**The exercise**
Retype only what runs from the first line of the records to the line with "System MMU1 Overview</text>", inclusive, and no pictures.

(Entries with chart source code)
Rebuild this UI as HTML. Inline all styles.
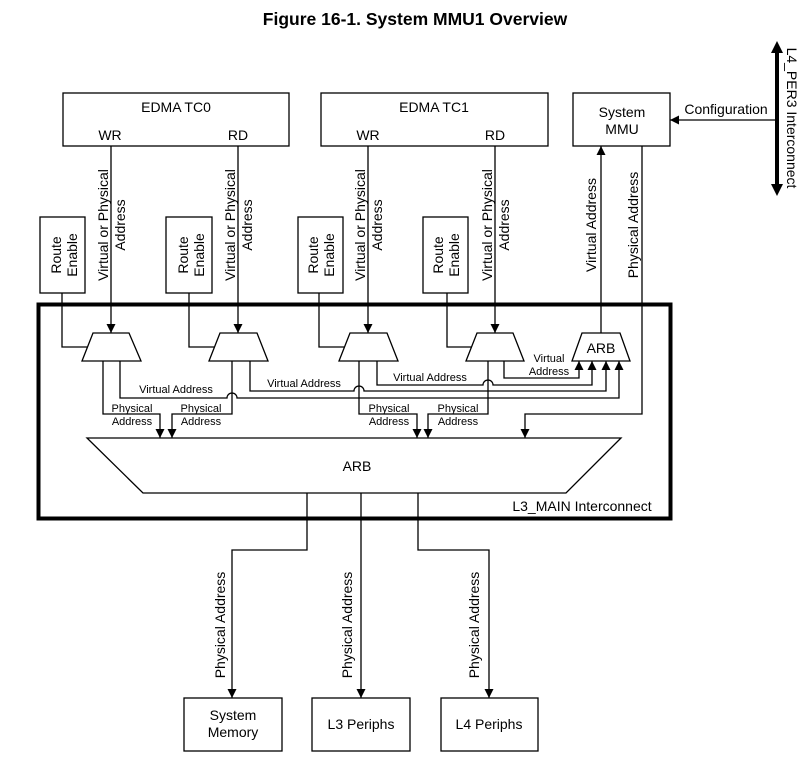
<!DOCTYPE html>
<html><head><meta charset="utf-8"><style>
html,body{margin:0;padding:0;background:#fff}
svg{display:block}
text{font-family:"Liberation Sans",Arial,sans-serif;fill:#000}
</style></head><body>
<svg width="810" height="776" viewBox="0 0 810 776" xmlns="http://www.w3.org/2000/svg">
<defs>
<marker id="a" viewBox="0 0 10 10" refX="10" refY="5" markerWidth="9" markerHeight="9" markerUnits="userSpaceOnUse" orient="auto"><path d="M0,0 L10,5 L0,10 z" fill="#000"/></marker>
</defs>
<text x="415" y="25" font-size="17.5" font-weight="bold" text-anchor="middle">Figure 16-1. System MMU1 Overview</text>

<g fill="none" stroke="#000" stroke-width="1.3">
<rect x="63" y="93" width="226" height="53"/>
<rect x="321" y="93" width="227" height="53"/>
<rect x="573" y="93" width="97" height="53"/>
<rect x="40" y="217" width="45" height="76"/>
<rect x="166" y="217" width="46" height="76"/>
<rect x="298" y="217" width="45" height="76"/>
<rect x="423" y="217" width="45" height="76"/>
<rect x="38.5" y="304.5" width="632" height="214" stroke-width="4"/>
<polygon points="93,333 129,333 141,361 82,361"/>
<polygon points="220,333 257,333 268,361 209,361"/>
<polygon points="350,333 387,333 398,361 339,361"/>
<polygon points="477,333 513,333 524,361 466,361"/>
<polygon points="582,333 620,333 630,361 572,361"/>
<polygon points="87,438 621,438 566,493 143,493"/>
<rect x="184" y="698" width="98" height="53"/>
<rect x="312" y="698" width="98" height="53"/>
<rect x="441" y="698" width="97" height="53"/>

<line x1="111" y1="146" x2="111" y2="333" marker-end="url(#a)"/>
<line x1="238" y1="146" x2="238" y2="333" marker-end="url(#a)"/>
<line x1="368" y1="146" x2="368" y2="333" marker-end="url(#a)"/>
<line x1="495" y1="146" x2="495" y2="333" marker-end="url(#a)"/>
<polyline points="62,293 62,347 87,347"/>
<polyline points="189,293 189,347 214,347"/>
<polyline points="319,293 319,347 344,347"/>
<polyline points="447,293 447,347 471,347"/>
<line x1="601" y1="333" x2="601" y2="146" marker-end="url(#a)"/>
<polyline points="642,146 642,414 525,414 525,438" marker-end="url(#a)"/>
<line x1="777" y1="120" x2="670" y2="120" marker-end="url(#a)"/>

<polyline points="103,361 103,414 160,414 160,438" marker-end="url(#a)"/>
<polyline points="232,361 232,414 172,414 172,438" marker-end="url(#a)"/>
<polyline points="359,361 359,414 417,414 417,438" marker-end="url(#a)"/>
<polyline points="488,361 488,414 428,414 428,438" marker-end="url(#a)"/>
<path d="M120,361 V398 H227 A5,5 0 0 1 237,398 H619 V361" marker-end="url(#a)"/>
<path d="M250,361 V391 H354 A5,5 0 0 1 364,391 H606 V361" marker-end="url(#a)"/>
<path d="M377,361 V385 H483 A5,5 0 0 1 493,385 H592 V361" marker-end="url(#a)"/>
<polyline points="504,361 504,378 579,378 579,361" marker-end="url(#a)"/>

<polyline points="307,493 307,550 232,550 232,698" marker-end="url(#a)"/>
<line x1="361" y1="493" x2="361" y2="698" marker-end="url(#a)"/>
<polyline points="418,493 418,550 489,550 489,698" marker-end="url(#a)"/>
</g>
<line x1="777" y1="52" x2="777" y2="186" stroke="#000" stroke-width="4"/>
<polygon points="777,41 771,53 783,53" fill="#000"/>
<polygon points="777,196 771,184 783,184" fill="#000"/>

<g font-size="14" text-anchor="middle">
<text x="176" y="112">EDMA TC0</text>
<text x="110" y="140">WR</text>
<text x="238" y="140">RD</text>
<text x="434" y="112">EDMA TC1</text>
<text x="368" y="140">WR</text>
<text x="495" y="140">RD</text>
<text x="622" y="117">System</text>
<text x="622" y="134">MMU</text>
<text x="726" y="114">Configuration</text>
<text x="357" y="471">ARB</text>
<text x="601" y="353">ARB</text>
<text x="233" y="720">System</text>
<text x="233" y="737">Memory</text>
<text x="361" y="729">L3 Periphs</text>
<text x="489" y="729">L4 Periphs</text>
<text x="582" y="511">L3_MAIN Interconnect</text>
</g>

<g font-size="14" text-anchor="middle">
<text transform="translate(61,255) rotate(-90)">Route</text>
<text transform="translate(77,255) rotate(-90)">Enable</text>
<text transform="translate(188,255) rotate(-90)">Route</text>
<text transform="translate(204,255) rotate(-90)">Enable</text>
<text transform="translate(318,255) rotate(-90)">Route</text>
<text transform="translate(334,255) rotate(-90)">Enable</text>
<text transform="translate(443,255) rotate(-90)">Route</text>
<text transform="translate(459,255) rotate(-90)">Enable</text>

<text transform="translate(108,225) rotate(-90)">Virtual or Physical</text>
<text transform="translate(125,225) rotate(-90)">Address</text>
<text transform="translate(235,225) rotate(-90)">Virtual or Physical</text>
<text transform="translate(252,225) rotate(-90)">Address</text>
<text transform="translate(365,225) rotate(-90)">Virtual or Physical</text>
<text transform="translate(382,225) rotate(-90)">Address</text>
<text transform="translate(492,225) rotate(-90)">Virtual or Physical</text>
<text transform="translate(509,225) rotate(-90)">Address</text>

<text transform="translate(596,225) rotate(-90)">Virtual Address</text>
<text transform="translate(638,225) rotate(-90)">Physical Address</text>
<text transform="translate(787,118) rotate(90)">L4_PER3 Interconnect</text>

<text transform="translate(225,625) rotate(-90)">Physical Address</text>
<text transform="translate(352,625) rotate(-90)">Physical Address</text>
<text transform="translate(479,625) rotate(-90)">Physical Address</text>
</g>

<g font-size="11" text-anchor="middle">
<text x="176" y="393">Virtual Address</text>
<text x="304" y="387">Virtual Address</text>
<text x="430" y="381">Virtual Address</text>
<text x="549" y="362">Virtual</text>
<text x="549" y="375">Address</text>
<text x="132" y="412">Physical</text>
<text x="132" y="425">Address</text>
<text x="201" y="412">Physical</text>
<text x="201" y="425">Address</text>
<text x="389" y="412">Physical</text>
<text x="389" y="425">Address</text>
<text x="458" y="412">Physical</text>
<text x="458" y="425">Address</text>
</g>
</svg>
</body></html>
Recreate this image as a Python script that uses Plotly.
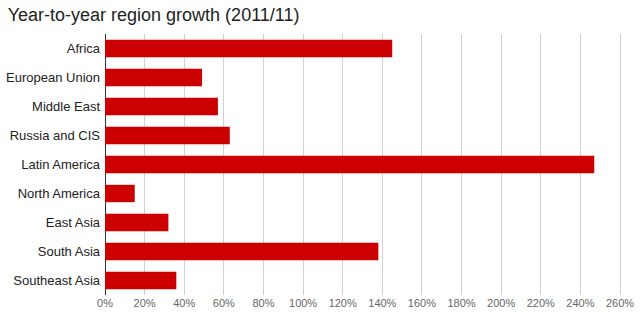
import plotly.graph_objects as go

regions = ["Africa", "European Union", "Middle East", "Russia and CIS", "Latin America",
           "North America", "East Asia", "South Asia", "Southeast Asia"]
growth = [145, 49, 57, 63, 247, 15, 32, 138, 36]
tick_vals = list(range(0, 261, 20))
tick_text = [f"{v}%" for v in tick_vals]

fig = go.Figure(go.Bar(
    x=growth, y=regions, orientation="h",
    marker=dict(color="#cc0000", line=dict(width=0)),
))

fig.update_layout(
    width=640, height=322,
    margin=dict(l=105, r=18, t=34, b=27),
    paper_bgcolor="white", plot_bgcolor="white",
    bargap=0.4,
    showlegend=False,
    font=dict(family="Liberation Sans, Arial", size=13, color="#222"),
    title=dict(text="Year-to-year region growth (2011/11)", x=0.012, xanchor="left",
               y=0.955, yanchor="middle",
               font=dict(family="Liberation Sans, Arial", size=18, color="#222")),
    xaxis=dict(range=[0, 261], tickvals=tick_vals, ticktext=tick_text,
               showgrid=True, gridcolor="#d0d0d0", gridwidth=1,
               zeroline=True, zerolinecolor="#333", zerolinewidth=1,
               tickfont=dict(family="Liberation Sans, Arial", size=11, color="#666"),
               ticks="", fixedrange=True, automargin=False),
    yaxis=dict(categoryorder="array", categoryarray=regions, autorange="reversed",
               showgrid=False, zeroline=False, ticks="", ticklabelstandoff=4,
               automargin=False,
               tickfont=dict(family="Liberation Sans, Arial", size=13, color="#222")),
)

fig.write_html("out.html")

**Answer for the task**
Rebuild this UI as HTML. Inline all styles.
<!DOCTYPE html>
<html><head><meta charset="utf-8"><style>
html,body{margin:0;padding:0;background:#fff}
svg{display:block}
text{font-family:"Liberation Sans",Arial,sans-serif;fill:#000}
</style></head><body>
<svg width="810" height="776" viewBox="0 0 810 776" xmlns="http://www.w3.org/2000/svg">
<defs>
<marker id="a" viewBox="0 0 10 10" refX="10" refY="5" markerWidth="9" markerHeight="9" markerUnits="userSpaceOnUse" orient="auto"><path d="M0,0 L10,5 L0,10 z" fill="#000"/></marker>
</defs>
<text x="415" y="25" font-size="17.5" font-weight="bold" text-anchor="middle">Figure 16-1. System MMU1 Overview</text>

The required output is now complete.